→ TASK TO CARRY OUT: Repeat every line exactly, keeping the pictures out of the copy.

→ RECORDS SHOWN:

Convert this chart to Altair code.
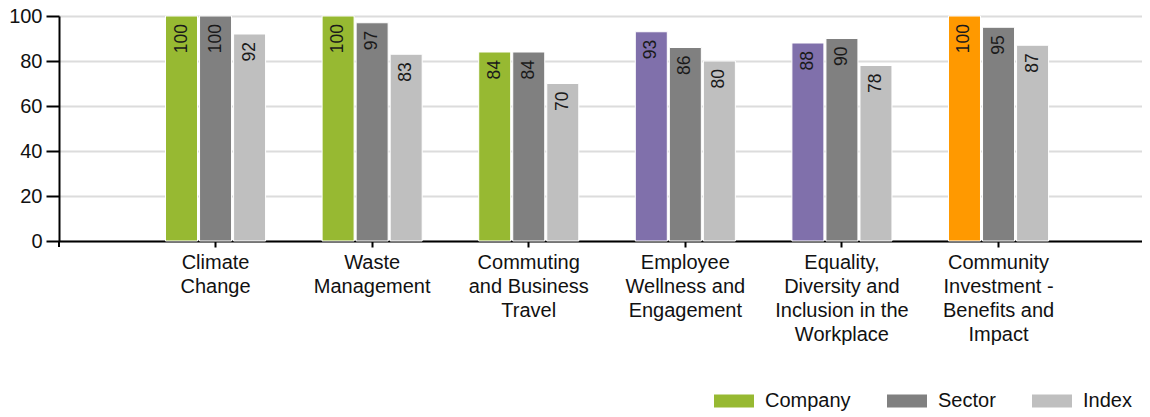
import altair as alt
import pandas as pd

categories = [
    "Climate|Change",
    "Waste|Management",
    "Commuting|and Business|Travel",
    "Employee|Wellness and|Engagement",
    "Equality,|Diversity and|Inclusion in the|Workplace",
    "Community|Investment -|Benefits and|Impact",
]
series = ["Company", "Sector", "Index"]
company = [100, 100, 84, 93, 88, 100]
sector = [100, 97, 84, 86, 90, 95]
index_vals = [92, 83, 70, 80, 78, 87]
company_keys = ["Company", "Company", "Company", "Company2", "Company2", "Company3"]

color_domain = ["Company", "Sector", "Index", "Company2", "Company3"]
color_range = ["#97B932", "#808080", "#BFBFBF", "#8070AB", "#FF9900"]

rows = []
for i, c in enumerate(categories):
    rows.append(dict(cat=c, series="Company", value=company[i], ckey=company_keys[i]))
    rows.append(dict(cat=c, series="Sector", value=sector[i], ckey="Sector"))
    rows.append(dict(cat=c, series="Index", value=index_vals[i], ckey="Index"))
df = pd.DataFrame(rows)

W, H = 1083, 225
FONT = "Liberation Sans"

x_enc = alt.X(
    "cat:N",
    sort=categories,
    scale=alt.Scale(paddingInner=0.361, paddingOuter=0.6384, align=0.5327, round=False),
    axis=alt.Axis(
        title=None,
        labelExpr="split(datum.label, '|')",
        labelAngle=0,
        labelFontSize=20,
        labelLineHeight=24,
        labelPadding=5,
        labelColor="#111111",
        labelBaseline="top",
        domainColor="#000000",
        domainWidth=2,
        tickColor="#000000",
        tickWidth=2,
        tickSize=6,
        grid=False,
    ),
)
xoff = alt.XOffset("series:N", sort=series, scale=alt.Scale(paddingInner=0.06))
y_enc = alt.Y(
    "value:Q",
    scale=alt.Scale(domain=[0, 100], nice=False),
    axis=alt.Axis(
        title=None,
        values=[0, 20, 40, 60, 80, 100],
        labelFontSize=20,
        labelPadding=4,
        labelColor="#111111",
        domainColor="#000000",
        domainWidth=2,
        tickColor="#000000",
        tickWidth=2,
        tickSize=13,
        grid=True,
        gridColor="#DCDCDC",
        gridWidth=1.8,
    ),
)

base = alt.Chart(df)

bars = base.mark_bar(stroke="white", strokeWidth=1).encode(
    x=x_enc,
    xOffset=xoff,
    y=y_enc,
    color=alt.Color(
        "ckey:N",
        scale=alt.Scale(domain=color_domain, range=color_range),
        legend=alt.Legend(
            title=None,
            values=series,
            orient="none",
            direction="horizontal",
            legendX=655,
            legendY=365,
            symbolType="M-1,-0.33H1V0.33H-1Z",
            symbolSize=1600,
            symbolStrokeWidth=0,
            labelFontSize=20,
            labelOffset=11,
            columnPadding=36,
            labelColor="#111111",
            padding=0,
        ),
    ),
)

labels = base.mark_text(
    angle=270, align="right", baseline="middle", dx=-8, fontSize=17.5, color="#1a1a1a", font=FONT
).encode(
    x=alt.X("cat:N", sort=categories),
    xOffset=alt.XOffset("series:N", sort=series),
    y=alt.Y("value:Q"),
    text=alt.Text("value:Q"),
)

ext = alt.Chart(pd.DataFrame({"a": [0]})).mark_rule(color="black", strokeWidth=2).encode(
    x=alt.value(0), y=alt.value(H), y2=alt.value(H + 6)
)

chart = (
    alt.layer(bars, labels, ext)
    .properties(
        width=W,
        height=H,
        autosize=alt.AutoSizeParams(type="none"),
        padding={"left": 51, "top": 8, "right": 0, "bottom": 174},
    )
    .configure(font=FONT)
    .configure_view(stroke=None)
)

chart.save("out.html", embed_options={"renderer": "svg", "actions": False})
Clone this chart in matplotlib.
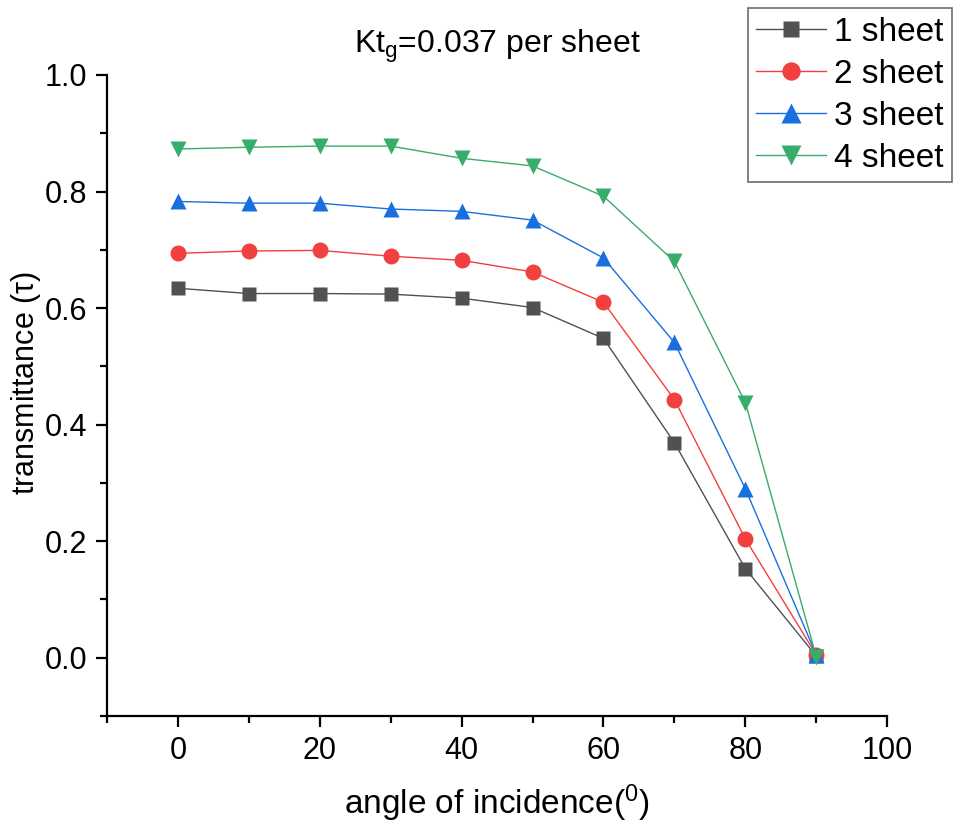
import matplotlib
matplotlib.use('Agg')
import matplotlib.pyplot as plt
from matplotlib.ticker import MultipleLocator

plt.rcParams['font.family'] = ['Liberation Sans', 'DejaVu Sans']
plt.rcParams['mathtext.default'] = 'regular'

angle = [0, 10, 20, 30, 40, 50, 60, 70, 80, 90]
tau_1 = [0.634, 0.625, 0.625, 0.624, 0.617, 0.601, 0.548, 0.369, 0.153, 0.003]
tau_2 = [0.694, 0.698, 0.699, 0.689, 0.682, 0.662, 0.610, 0.443, 0.204, 0.005]
tau_3 = [0.783, 0.780, 0.780, 0.770, 0.766, 0.751, 0.686, 0.541, 0.290, 0.005]
tau_4 = [0.873, 0.876, 0.878, 0.878, 0.857, 0.844, 0.792, 0.680, 0.438, 0.002]
labels = ["1 sheet", "2 sheet", "3 sheet", "4 sheet"]

colors = ["#515151", "#F14040", "#1A6FDF", "#37AD6B"]
markers = ['s', 'o', '^', 'v']
msizes = [10.5, 11.5, 12, 12]

fig = plt.figure(figsize=(9.55, 8.24), dpi=100)
ax = fig.add_axes([0.112, 0.131, 0.817, 0.778])

for y, l, c, m, s in zip([tau_1, tau_2, tau_3, tau_4], labels, colors, markers, msizes):
	ax.plot(angle, y, marker=m, ms=s, c=c, lw=1.0, label=l, mec='none')

ax.set_xlim(-10, 100)
ax.set_ylim(-0.1, 1.0)
ax.xaxis.set_major_locator(MultipleLocator(20))
ax.xaxis.set_minor_locator(MultipleLocator(10))
ax.yaxis.set_major_locator(MultipleLocator(0.2))
ax.yaxis.set_minor_locator(MultipleLocator(0.1))
ax.yaxis.set_major_formatter(matplotlib.ticker.FormatStrFormatter('%.1f'))
ax.set_xticks([0, 20, 40, 60, 80, 100])

for sp in ['top', 'right']:
	ax.spines[sp].set_visible(False)
for sp in ['left', 'bottom']:
	ax.spines[sp].set_linewidth(1.6)
ax.tick_params(which='major', direction='out', length=8, width=1.6, labelsize=22, pad=6)
ax.tick_params(which='minor', direction='out', length=5, width=1.6)

ax.set_xlabel("angle of incidence($^0$)", fontsize=24, labelpad=12)
ax.set_ylabel(r"transmittance ($\tau$)", fontsize=22)
ax.yaxis.set_label_coords(-0.082, 0.52)
ax.set_title("Kt$_g$=0.037 per sheet", fontsize=23, pad=16)

leg = fig.legend(loc='upper right', bbox_to_anchor=(0.997, 0.99), fontsize=24,
	handlelength=2.1, fancybox=False, borderpad=0.25, labelspacing=0.33,
	handletextpad=0.25, borderaxespad=0, markerscale=1.15)
leg.get_frame().set_edgecolor('#555555')
leg.get_frame().set_linewidth(1.3)

fig.savefig('out.png', dpi=100)
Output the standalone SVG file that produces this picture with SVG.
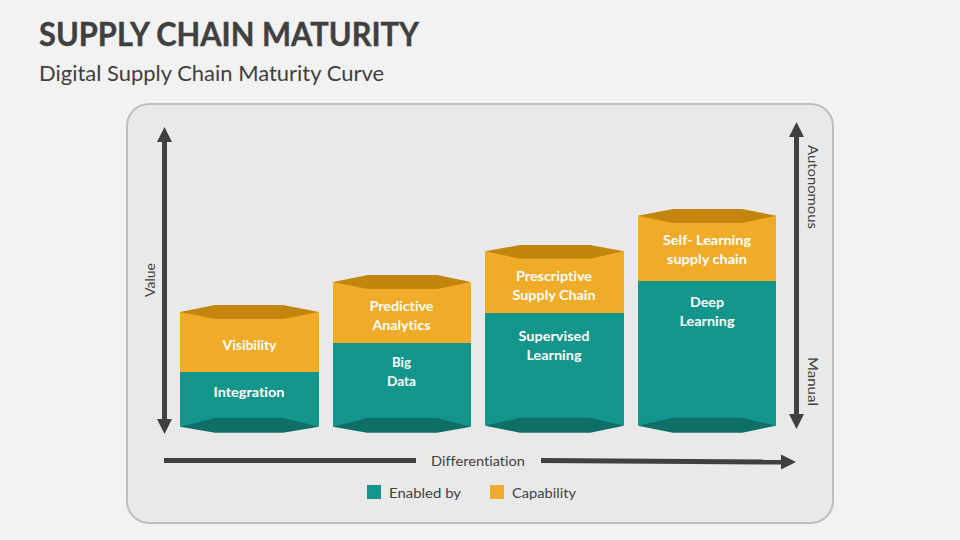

→ RESPONSE BELOW:
Convert this chart to Altair code.
import altair as alt
import pandas as pd

categories = [
    "Climate|Change",
    "Waste|Management",
    "Commuting|and Business|Travel",
    "Employee|Wellness and|Engagement",
    "Equality,|Diversity and|Inclusion in the|Workplace",
    "Community|Investment -|Benefits and|Impact",
]
series = ["Company", "Sector", "Index"]
company = [100, 100, 84, 93, 88, 100]
sector = [100, 97, 84, 86, 90, 95]
index_vals = [92, 83, 70, 80, 78, 87]
company_keys = ["Company", "Company", "Company", "Company2", "Company2", "Company3"]

color_domain = ["Company", "Sector", "Index", "Company2", "Company3"]
color_range = ["#97B932", "#808080", "#BFBFBF", "#8070AB", "#FF9900"]

rows = []
for i, c in enumerate(categories):
    rows.append(dict(cat=c, series="Company", value=company[i], ckey=company_keys[i]))
    rows.append(dict(cat=c, series="Sector", value=sector[i], ckey="Sector"))
    rows.append(dict(cat=c, series="Index", value=index_vals[i], ckey="Index"))
df = pd.DataFrame(rows)

W, H = 1083, 225
FONT = "Liberation Sans"

x_enc = alt.X(
    "cat:N",
    sort=categories,
    scale=alt.Scale(paddingInner=0.361, paddingOuter=0.6384, align=0.5327, round=False),
    axis=alt.Axis(
        title=None,
        labelExpr="split(datum.label, '|')",
        labelAngle=0,
        labelFontSize=20,
        labelLineHeight=24,
        labelPadding=5,
        labelColor="#111111",
        labelBaseline="top",
        domainColor="#000000",
        domainWidth=2,
        tickColor="#000000",
        tickWidth=2,
        tickSize=6,
        grid=False,
    ),
)
xoff = alt.XOffset("series:N", sort=series, scale=alt.Scale(paddingInner=0.06))
y_enc = alt.Y(
    "value:Q",
    scale=alt.Scale(domain=[0, 100], nice=False),
    axis=alt.Axis(
        title=None,
        values=[0, 20, 40, 60, 80, 100],
        labelFontSize=20,
        labelPadding=4,
        labelColor="#111111",
        domainColor="#000000",
        domainWidth=2,
        tickColor="#000000",
        tickWidth=2,
        tickSize=13,
        grid=True,
        gridColor="#DCDCDC",
        gridWidth=1.8,
    ),
)

base = alt.Chart(df)

bars = base.mark_bar(stroke="white", strokeWidth=1).encode(
    x=x_enc,
    xOffset=xoff,
    y=y_enc,
    color=alt.Color(
        "ckey:N",
        scale=alt.Scale(domain=color_domain, range=color_range),
        legend=alt.Legend(
            title=None,
            values=series,
            orient="none",
            direction="horizontal",
            legendX=655,
            legendY=365,
            symbolType="M-1,-0.33H1V0.33H-1Z",
            symbolSize=1600,
            symbolStrokeWidth=0,
            labelFontSize=20,
            labelOffset=11,
            columnPadding=36,
            labelColor="#111111",
            padding=0,
        ),
    ),
)

labels = base.mark_text(
    angle=270, align="right", baseline="middle", dx=-8, fontSize=17.5, color="#1a1a1a", font=FONT
).encode(
    x=alt.X("cat:N", sort=categories),
    xOffset=alt.XOffset("series:N", sort=series),
    y=alt.Y("value:Q"),
    text=alt.Text("value:Q"),
)

ext = alt.Chart(pd.DataFrame({"a": [0]})).mark_rule(color="black", strokeWidth=2).encode(
    x=alt.value(0), y=alt.value(H), y2=alt.value(H + 6)
)

chart = (
    alt.layer(bars, labels, ext)
    .properties(
        width=W,
        height=H,
        autosize=alt.AutoSizeParams(type="none"),
        padding={"left": 51, "top": 8, "right": 0, "bottom": 174},
    )
    .configure(font=FONT)
    .configure_view(stroke=None)
)

chart.save("out.html", embed_options={"renderer": "svg", "actions": False})
Clone this chart in matplotlib.
import matplotlib
matplotlib.use('Agg')
import matplotlib.pyplot as plt
from matplotlib.ticker import MultipleLocator

plt.rcParams['font.family'] = ['Liberation Sans', 'DejaVu Sans']
plt.rcParams['mathtext.default'] = 'regular'

angle = [0, 10, 20, 30, 40, 50, 60, 70, 80, 90]
tau_1 = [0.634, 0.625, 0.625, 0.624, 0.617, 0.601, 0.548, 0.369, 0.153, 0.003]
tau_2 = [0.694, 0.698, 0.699, 0.689, 0.682, 0.662, 0.610, 0.443, 0.204, 0.005]
tau_3 = [0.783, 0.780, 0.780, 0.770, 0.766, 0.751, 0.686, 0.541, 0.290, 0.005]
tau_4 = [0.873, 0.876, 0.878, 0.878, 0.857, 0.844, 0.792, 0.680, 0.438, 0.002]
labels = ["1 sheet", "2 sheet", "3 sheet", "4 sheet"]

colors = ["#515151", "#F14040", "#1A6FDF", "#37AD6B"]
markers = ['s', 'o', '^', 'v']
msizes = [10.5, 11.5, 12, 12]

fig = plt.figure(figsize=(9.55, 8.24), dpi=100)
ax = fig.add_axes([0.112, 0.131, 0.817, 0.778])

for y, l, c, m, s in zip([tau_1, tau_2, tau_3, tau_4], labels, colors, markers, msizes):
	ax.plot(angle, y, marker=m, ms=s, c=c, lw=1.0, label=l, mec='none')

ax.set_xlim(-10, 100)
ax.set_ylim(-0.1, 1.0)
ax.xaxis.set_major_locator(MultipleLocator(20))
ax.xaxis.set_minor_locator(MultipleLocator(10))
ax.yaxis.set_major_locator(MultipleLocator(0.2))
ax.yaxis.set_minor_locator(MultipleLocator(0.1))
ax.yaxis.set_major_formatter(matplotlib.ticker.FormatStrFormatter('%.1f'))
ax.set_xticks([0, 20, 40, 60, 80, 100])

for sp in ['top', 'right']:
	ax.spines[sp].set_visible(False)
for sp in ['left', 'bottom']:
	ax.spines[sp].set_linewidth(1.6)
ax.tick_params(which='major', direction='out', length=8, width=1.6, labelsize=22, pad=6)
ax.tick_params(which='minor', direction='out', length=5, width=1.6)

ax.set_xlabel("angle of incidence($^0$)", fontsize=24, labelpad=12)
ax.set_ylabel(r"transmittance ($\tau$)", fontsize=22)
ax.yaxis.set_label_coords(-0.082, 0.52)
ax.set_title("Kt$_g$=0.037 per sheet", fontsize=23, pad=16)

leg = fig.legend(loc='upper right', bbox_to_anchor=(0.997, 0.99), fontsize=24,
	handlelength=2.1, fancybox=False, borderpad=0.25, labelspacing=0.33,
	handletextpad=0.25, borderaxespad=0, markerscale=1.15)
leg.get_frame().set_edgecolor('#555555')
leg.get_frame().set_linewidth(1.3)

fig.savefig('out.png', dpi=100)
Output the standalone SVG file that produces this picture with SVG.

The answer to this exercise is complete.